If your business only works with sub-contractors, you can probably ignore this section as it will not apply to your company. However, if you do employ people to work for you on a salaried basis, you need to keep reading this vital information.

Employees have a plethora of rights in the workplace, such as the right to work in a safe environment and the right to employment without fear of discrimination. Falling afoul of the laws pertaining to employee rights can mean you end up in a legal minefield.

Many laws protect employees, irrespective of their vocation, contract with your business, or even whether they work on a part-time or full-time basis. As a responsible employer, it’s your duty to ensure your company complies with all relevant employment laws and regulations.

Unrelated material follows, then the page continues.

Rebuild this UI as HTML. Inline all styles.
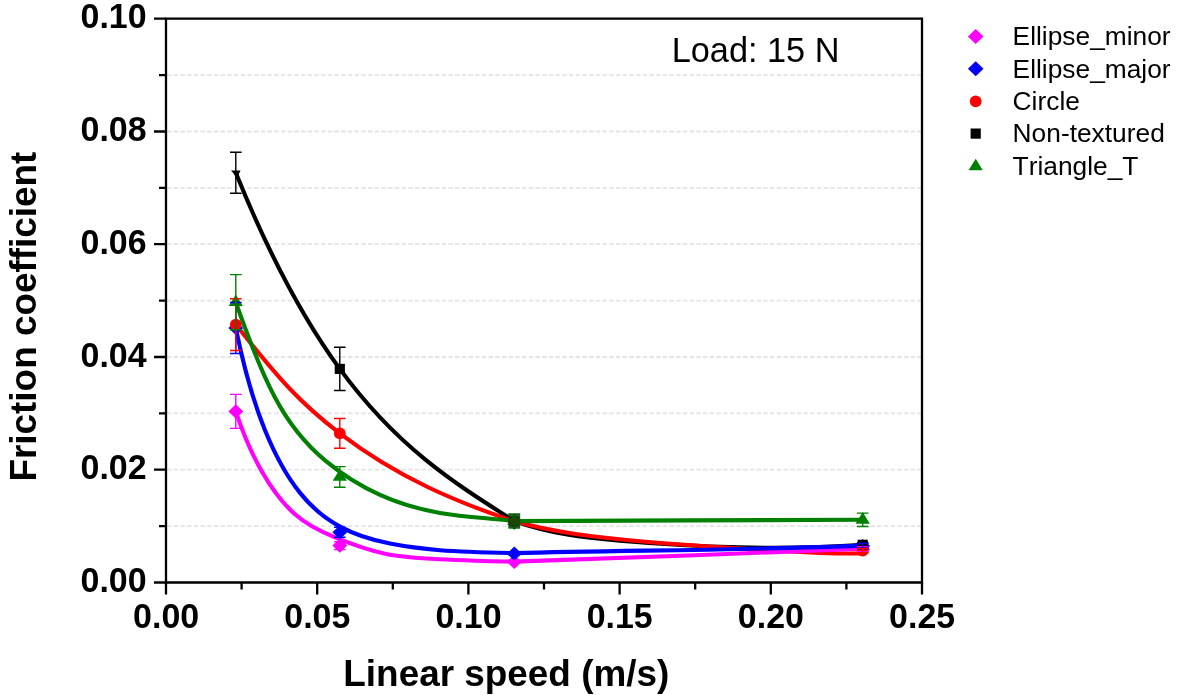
<!DOCTYPE html>
<html lang="en"><head><meta charset="utf-8"><title>Friction coefficient vs linear speed</title>
<style>
html,body{margin:0;padding:0;background:#fff;}
body{width:1185px;height:695px;overflow:hidden;}
svg{display:block;}
text{font-family:"Liberation Sans",sans-serif;fill:#000;font-kerning:none;font-variant-ligatures:none;}
.tk{font-size:35px;font-weight:bold;}
.lg{font-size:25.4px;}
.tt{font-size:36.9px;font-weight:bold;}
</style></head><body>
<svg width="1185" height="695" viewBox="0 0 1185 695">
<rect width="1185" height="695" fill="#fff"/>
<path id="grid" d="M167.0 526.1H921.0M167.0 469.7H921.0M167.0 413.4H921.0M167.0 357.0H921.0M167.0 300.6H921.0M167.0 244.2H921.0M167.0 187.8H921.0M167.0 131.5H921.0M167.0 75.1H921.0" stroke="#e4e4e4" stroke-width="1.8" stroke-dasharray="4.4 2.3" fill="none"/>
<path id="line-black" d="M235.8 172.8C270.5 258.5 305.1 321.5 339.8 368.9C398.0 448.4 456.1 484.3 514.3 521.1C549.5 533.8 584.8 537.7 620.0 540.7C660.0 544.1 700.0 546.4 740.0 547.4C780.9 548.3 821.8 547.7 862.7 544.8" stroke="#000000" stroke-width="4.1" fill="none" stroke-linejoin="round"/>
<path id="line-red" d="M235.8 324.6C253.9 347.5 271.9 370.1 290.0 389.0C306.6 406.4 323.2 420.7 339.8 433.4C398.0 477.8 456.1 502.0 514.3 521.3C556.2 532.9 598.1 537.6 640.0 541.3C686.7 545.4 733.3 548.2 780.0 551.0C807.6 552.6 835.1 554.2 862.7 553.4" stroke="#ff0000" stroke-width="4.1" fill="none" stroke-linejoin="round"/>
<path id="line-green" d="M235.8 302.2C248.9 339.5 261.9 372.9 275.0 397.5C291.7 429.0 308.3 446.4 325.0 460.3C343.3 475.5 361.7 486.6 380.0 494.8C400.0 503.8 420.0 509.4 440.0 512.9C464.8 517.2 489.5 518.1 514.3 521.1C630.4 521.5 746.6 519.2 862.7 519.7" stroke="#008000" stroke-width="4.1" fill="none" stroke-linejoin="round"/>
<path id="line-magenta" d="M235.8 411.4C244.5 438.1 253.3 456.6 262.0 471.7C273.0 490.8 284.0 504.6 295.0 514.3C308.3 526.1 321.7 532.0 335.0 537.4C351.7 544.2 368.3 550.2 385.0 553.7C403.3 557.6 421.7 558.4 440.0 559.2C464.8 560.3 489.5 561.5 514.3 561.6C630.4 558.4 746.6 552.7 862.7 548.8" stroke="#ff00ff" stroke-width="4.1" fill="none" stroke-linejoin="round"/>
<path id="line-blue" d="M235.8 328.0C245.5 376.0 255.3 406.3 265.0 430.3C276.7 458.9 288.3 478.4 300.0 492.9C313.3 509.5 326.7 519.4 340.0 526.6C356.7 535.6 373.3 540.3 390.0 543.6C406.7 546.9 423.3 548.9 440.0 550.2C464.8 552.1 489.5 552.6 514.3 553.1C630.4 550.3 746.6 550.1 862.7 545.6" stroke="#0000ff" stroke-width="4.1" fill="none" stroke-linejoin="round"/>
<g id="pts-magenta">
<path d="M235.8 404.3L243.2 411.4L235.8 418.5L228.4 411.4Z" fill="#ff00ff"/>
<path d="M339.8 538.5L347.2 545.6L339.8 552.7L332.4 545.6Z" fill="#ff00ff"/>
<path d="M514.3 554.8L521.7 561.9L514.3 569.0L506.9 561.9Z" fill="#ff00ff"/>
<path d="M862.7 542.1L870.1 549.2L862.7 556.3L855.3 549.2Z" fill="#ff00ff"/>
</g>
<g id="pts-blue">
<path d="M235.8 320.9L243.2 328.0L235.8 335.1L228.4 328.0Z" fill="#0000ff"/>
<path d="M339.8 525.2L347.2 532.3L339.8 539.4L332.4 532.3Z" fill="#0000ff"/>
<path d="M514.3 546.5L521.7 553.6L514.3 560.7L506.9 553.6Z" fill="#0000ff"/>
<path d="M862.7 538.9L870.1 546.0L862.7 553.1L855.3 546.0Z" fill="#0000ff"/>
</g>
<g id="pts-red">
<circle cx="235.8" cy="324.6" r="5.9" fill="#ff0000"/>
<circle cx="339.8" cy="433.4" r="5.9" fill="#ff0000"/>
<circle cx="514.3" cy="521.3" r="5.9" fill="#ff0000"/>
<circle cx="862.7" cy="550.7" r="5.9" fill="#ff0000"/>
</g>
<g id="pts-black">
<path d="M231.0 170.5h9.6l-3.6 7z" fill="#000000"/>
<rect x="334.7" y="363.8" width="10.2" height="10.2" fill="#000000"/>
<rect x="509.2" y="516.0" width="10.2" height="10.2" fill="#000000"/>
<rect x="857.6" y="539.7" width="10.2" height="10.2" fill="#000000"/>
</g>
<g id="pts-green">
<path d="M235.8 294.5L242.9 306.1L228.7 306.1Z" fill="#008000"/>
<path d="M339.8 469.2L346.9 480.8L332.7 480.8Z" fill="#008000"/>
<path d="M514.3 513.4L521.4 525.0L507.2 525.0Z" fill="#008000"/>
<path d="M862.7 512.1L869.8 523.7L855.6 523.7Z" fill="#008000"/>
</g>
<g id="errorbars">
<path d="M235.8 152.3V193.3M230.0 152.3h11.6M230.0 193.3h11.6M339.8 347.3V390.5M334.0 347.3h11.6M334.0 390.5h11.6M514.3 519.6V522.6M508.5 519.6h11.6M508.5 522.6h11.6M862.7 542.8V546.8M856.9 542.8h11.6M856.9 546.8h11.6" stroke="#000000" stroke-width="1.4" fill="none"/>
<path d="M235.8 394.4V428.4M230.0 394.4h11.6M230.0 428.4h11.6M339.8 541.6V549.6M334.0 541.6h11.6M334.0 549.6h11.6M514.3 560.4V563.4M508.5 560.4h11.6M508.5 563.4h11.6M862.7 546.7V551.7M856.9 546.7h11.6M856.9 551.7h11.6" stroke="#ff00ff" stroke-width="1.4" fill="none"/>
<path d="M235.8 302.5V353.5M230.0 302.5h11.6M230.0 353.5h11.6M339.8 527.3V537.3M334.0 527.3h11.6M334.0 537.3h11.6M514.3 552.1V555.1M508.5 552.1h11.6M508.5 555.1h11.6M862.7 543.5V548.5M856.9 543.5h11.6M856.9 548.5h11.6" stroke="#0000ff" stroke-width="1.4" fill="none"/>
<path d="M235.8 298.7V350.5M230.0 298.7h11.6M230.0 350.5h11.6M339.8 418.5V448.3M334.0 418.5h11.6M334.0 448.3h11.6M514.3 519.8V522.8M508.5 519.8h11.6M508.5 522.8h11.6M862.7 548.7V552.7M856.9 548.7h11.6M856.9 552.7h11.6" stroke="#ff0000" stroke-width="1.4" fill="none"/>
<path d="M235.8 274.6V329.8M230.0 274.6h11.6M230.0 329.8h11.6M339.8 466.6V487.2M334.0 466.6h11.6M334.0 487.2h11.6M514.3 514.1V528.1M508.5 514.1h11.6M508.5 528.1h11.6M862.7 513.1V526.5M856.9 513.1h11.6M856.9 526.5h11.6" stroke="#008000" stroke-width="1.4" fill="none"/>
</g>
<path d="M508.3 513.6h11.9v14.3h-4l-2 2.2l-2-2.2h-3.9z" fill="#0a470a" fill-opacity="0.82"/>
<path id="frame" d="M166.0 18.7H922.0V582.5H166.0Z" stroke="#000" stroke-width="2.3" fill="none"/>
<path id="ticks" d="M166.0 582.5v12M317.2 582.5v12M468.4 582.5v12M619.6 582.5v12M770.8 582.5v12M922.0 582.5v12M241.6 582.5v7M392.8 582.5v7M544.0 582.5v7M695.2 582.5v7M846.4 582.5v7M166.0 582.5h-12M166.0 469.7h-12M166.0 357.0h-12M166.0 244.2h-12M166.0 131.5h-12M166.0 18.7h-12M166.0 526.1h-7M166.0 413.4h-7M166.0 300.6h-7M166.0 187.8h-7M166.0 75.1h-7" stroke="#000" stroke-width="2.3" fill="none"/>
<text class="tk" transform="translate(146.6 592.1) scale(0.97 1.02)" text-anchor="end">0.00</text>
<text class="tk" transform="translate(146.6 479.3) scale(0.97 1.02)" text-anchor="end">0.02</text>
<text class="tk" transform="translate(146.6 366.6) scale(0.97 1.02)" text-anchor="end">0.04</text>
<text class="tk" transform="translate(146.6 253.8) scale(0.97 1.02)" text-anchor="end">0.06</text>
<text class="tk" transform="translate(146.6 141.1) scale(0.97 1.02)" text-anchor="end">0.08</text>
<text class="tk" transform="translate(146.6 28.3) scale(0.97 1.02)" text-anchor="end">0.10</text>
<text class="tk" transform="translate(166.1 628.2) scale(0.97 1.02)" text-anchor="middle">0.00</text>
<text class="tk" transform="translate(317.3 628.2) scale(0.97 1.02)" text-anchor="middle">0.05</text>
<text class="tk" transform="translate(468.5 628.2) scale(0.97 1.02)" text-anchor="middle">0.10</text>
<text class="tk" transform="translate(619.7 628.2) scale(0.97 1.02)" text-anchor="middle">0.15</text>
<text class="tk" transform="translate(770.9 628.2) scale(0.97 1.02)" text-anchor="middle">0.20</text>
<text class="tk" transform="translate(922.1 628.2) scale(0.97 1.02)" text-anchor="middle">0.25</text>
<text class="tt" x="506.3" y="686.3" text-anchor="middle">Linear speed (m/s)</text>
<text class="tt" transform="translate(36.3 316.6) rotate(-90)" text-anchor="middle">Friction coefficient</text>
<text transform="translate(755.6 61.6)" text-anchor="middle" style="font-size:34.3px">Load: 15 N</text>
<path d="M975.7 28.9L983.5 36.4L975.7 43.9L967.9 36.4Z" fill="#ff00ff"/>
<text class="lg" transform="translate(1012.6 44.8) scale(1.037 1)">Ellipse_minor</text>
<path d="M975.7 61.3L983.5 68.8L975.7 76.3L967.9 68.8Z" fill="#0000ff"/>
<text class="lg" transform="translate(1012.6 77.7) scale(1.037 1)">Ellipse_major</text>
<circle cx="975.7" cy="101.3" r="5.9" fill="#ff0000"/>
<text class="lg" transform="translate(1012.6 110) scale(1.037 1)">Circle</text>
<rect x="970.6" y="128.5" width="10.2" height="10.2" fill="#000000"/>
<text class="lg" transform="translate(1012.6 142.4) scale(1.037 1)">Non-textured</text>
<path d="M975.7 158.8L982.8 170.3L968.6 170.3Z" fill="#008000"/>
<text class="lg" transform="translate(1012.6 174.8) scale(1.037 1)">Triangle_T</text>
</svg></body></html>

Your company must put in place steps to ensure employees have a safe working environment. Plus, it must not discriminate against them according to their race, disability, gender, or even religious persuasion.

It also makes sense to have an employee handbook available to all staff. The guide should detail things like dispute and grievance resolution processes, including information on how to appeal any decisions.

It would make sense for your company to consult with an employment law expert. That way, you can check your compliance and address any areas of concern.

Regulatory Compliance

Last but not least, your business needs to review its regulatory compliance regularly. Many industries have regulations where companies must adhere to specific laws and follow certain guidelines.

It’s not something all companies need to worry about, but you must check if your business must comply with specific regulations. Again, a lawyer can help you review and navigate any regulatory compliance processes.

Keep in mind that regulations can and do change occasionally, such as to keep up-to-date with evolving technologies or processes. By doing regular compliance checks, your business won’t end up in any legal hot water.

Conclusion

The above examples are a few of the significant areas of concern for most businesses. Be sure to check and adapt any internal processes in your company to future-proof its legal obligations.